- _What is asked_
Starting with the first line below, extract each line through the one that contains "var yTicks = [0, 5, 10, 15, 20, 25];", inclusive, excluding pictures.

- _Available data_
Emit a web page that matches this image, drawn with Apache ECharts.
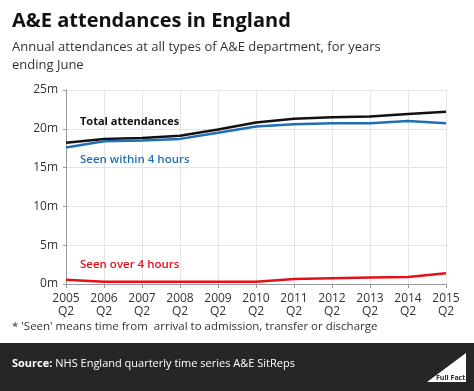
<!DOCTYPE html>
<html><head><meta charset="utf-8">
<script src="https://cdn.jsdelivr.net/npm/echarts@6/dist/echarts.min.js"></script>
<style>html,body{margin:0;padding:0;background:#fff}#c{width:474px;height:391px}</style>
</head><body><div id="c"></div>
<script>
var categories = ['2005\nQ2','2006\nQ2','2007\nQ2','2008\nQ2','2009\nQ2','2010\nQ2','2011\nQ2','2012\nQ2','2013\nQ2','2014\nQ2','2015\nQ2'];
var totalAttendances = [18.2, 18.7, 18.8, 19.1, 19.9, 20.8, 21.3, 21.5, 21.6, 21.9, 22.2];
var seenWithin4h = [17.6, 18.4, 18.5, 18.7, 19.5, 20.3, 20.6, 20.7, 20.7, 21.0, 20.7];
var seenOver4h = [0.55, 0.3, 0.3, 0.3, 0.3, 0.3, 0.65, 0.75, 0.85, 0.9, 1.4];
var yTicks = [0, 5, 10, 15, 20, 25];

var F = 'Open Sans';
var chart = echarts.init(document.getElementById('c'), null, {renderer:'canvas'});
chart.setOption({
  animation:false,
  textStyle:{fontFamily:F},
  grid:{left:66, right:28, top:90, bottom:107},
  xAxis:{type:'category', data:categories, boundaryGap:false,
    axisLine:{lineStyle:{color:'#999', width:1}},
    axisTick:{show:true, length:4, interval:0, lineStyle:{color:'#999'}},
    axisLabel:{interval:0, color:'#333', fontSize:12, lineHeight:13, fontFamily:F, margin:8, align:'center',
      formatter:function(v){return v.split('\n').map(function(s){return '{a|'+s+'}';}).join('\n');},
      rich:{a:{align:'center', fontSize:12, lineHeight:13, color:'#333', fontFamily:F}}},
    splitLine:{show:true, interval:0, lineStyle:{color:'#e4e4e4'}}},
  yAxis:{type:'value', min:0, max:25, interval:5,
    axisLine:{show:true, lineStyle:{color:'#999'}},
    axisTick:{show:true, length:3, lineStyle:{color:'#999'}},
    axisLabel:{color:'#333', fontSize:12, fontFamily:F, margin:8,
      formatter:function(v){return yTicks.indexOf(v)>=0 ? v+'m' : '';}},
    splitLine:{show:true, lineStyle:{color:'#e4e4e4'}}},
  series:[
    {name:'Total attendances', type:'line', data:totalAttendances, symbol:'none',
      lineStyle:{color:'#111', width:2.5}},
    {name:'Seen within 4 hours', type:'line', data:seenWithin4h, symbol:'none',
      lineStyle:{color:'#1f6fb5', width:2.5}},
    {name:'Seen over 4 hours', type:'line', data:seenOver4h, symbol:'none',
      lineStyle:{color:'#e3101a', width:2.5}}
  ],
  graphic:[
    {type:'text', z:100, left:12, top:11, style:{text:'A&E attendances in England', fontFamily:F, fontSize:20, fontWeight:'bold', fill:'#111'}},
    {type:'text', z:100, left:12, top:38, style:{text:'Annual attendances at all types of A&E department, for years\nending June', fontFamily:F, fontSize:13, lineHeight:18, fill:'#333'}},
    {type:'text', z:100, left:80, top:116, style:{text:'Total attendances', fontFamily:F, fontSize:11, fontWeight:'bold', fill:'#111'}},
    {type:'text', z:100, left:80, top:154, style:{text:'Seen within 4 hours', fontFamily:F, fontSize:11.5, fontWeight:600, fill:'#1f6fb5'}},
    {type:'text', z:100, left:80, top:259, style:{text:'Seen over 4 hours', fontFamily:F, fontSize:11.5, fontWeight:600, fill:'#e3101a'}},
    {type:'text', z:100, left:12, top:321, style:{text:"* 'Seen' means time from  arrival to admission, transfer or discharge", fontFamily:F, fontSize:11.5, fill:'#333'}},
    {type:'rect', z:100, left:0, top:343, shape:{width:474, height:48}, style:{fill:'#262626'}},
    {type:'text', z:101, left:12, top:358, style:{rich:{b:{fontFamily:F, fontSize:11, fontWeight:'bold', fill:'#fff'}, n:{fontFamily:F, fontSize:11, fill:'#fff'}}, text:'{b|Source:}{n| NHS England quarterly time series A&E SitReps}'}},
    {type:'polygon', z:101, shape:{points:[[427,382],[466,353],[466,382]]}, style:{fill:'#fff'}},
    {type:'text', z:102, left:436, top:374, style:{text:'Full Fact', fontFamily:F, fontSize:7, fontWeight:'bold', fill:'#262626'}}
  ]
});
</script></body></html>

- _Reply_
Emit a web page that matches this image, drawn with Apache ECharts.
<!DOCTYPE html>
<html><head><meta charset="utf-8">
<script src="https://cdn.jsdelivr.net/npm/echarts@6/dist/echarts.min.js"></script>
<style>html,body{margin:0;padding:0;background:#fff}#c{width:474px;height:391px}</style>
</head><body><div id="c"></div>
<script>
var categories = ['2005\nQ2','2006\nQ2','2007\nQ2','2008\nQ2','2009\nQ2','2010\nQ2','2011\nQ2','2012\nQ2','2013\nQ2','2014\nQ2','2015\nQ2'];
var totalAttendances = [18.2, 18.7, 18.8, 19.1, 19.9, 20.8, 21.3, 21.5, 21.6, 21.9, 22.2];
var seenWithin4h = [17.6, 18.4, 18.5, 18.7, 19.5, 20.3, 20.6, 20.7, 20.7, 21.0, 20.7];
var seenOver4h = [0.55, 0.3, 0.3, 0.3, 0.3, 0.3, 0.65, 0.75, 0.85, 0.9, 1.4];
var yTicks = [0, 5, 10, 15, 20, 25];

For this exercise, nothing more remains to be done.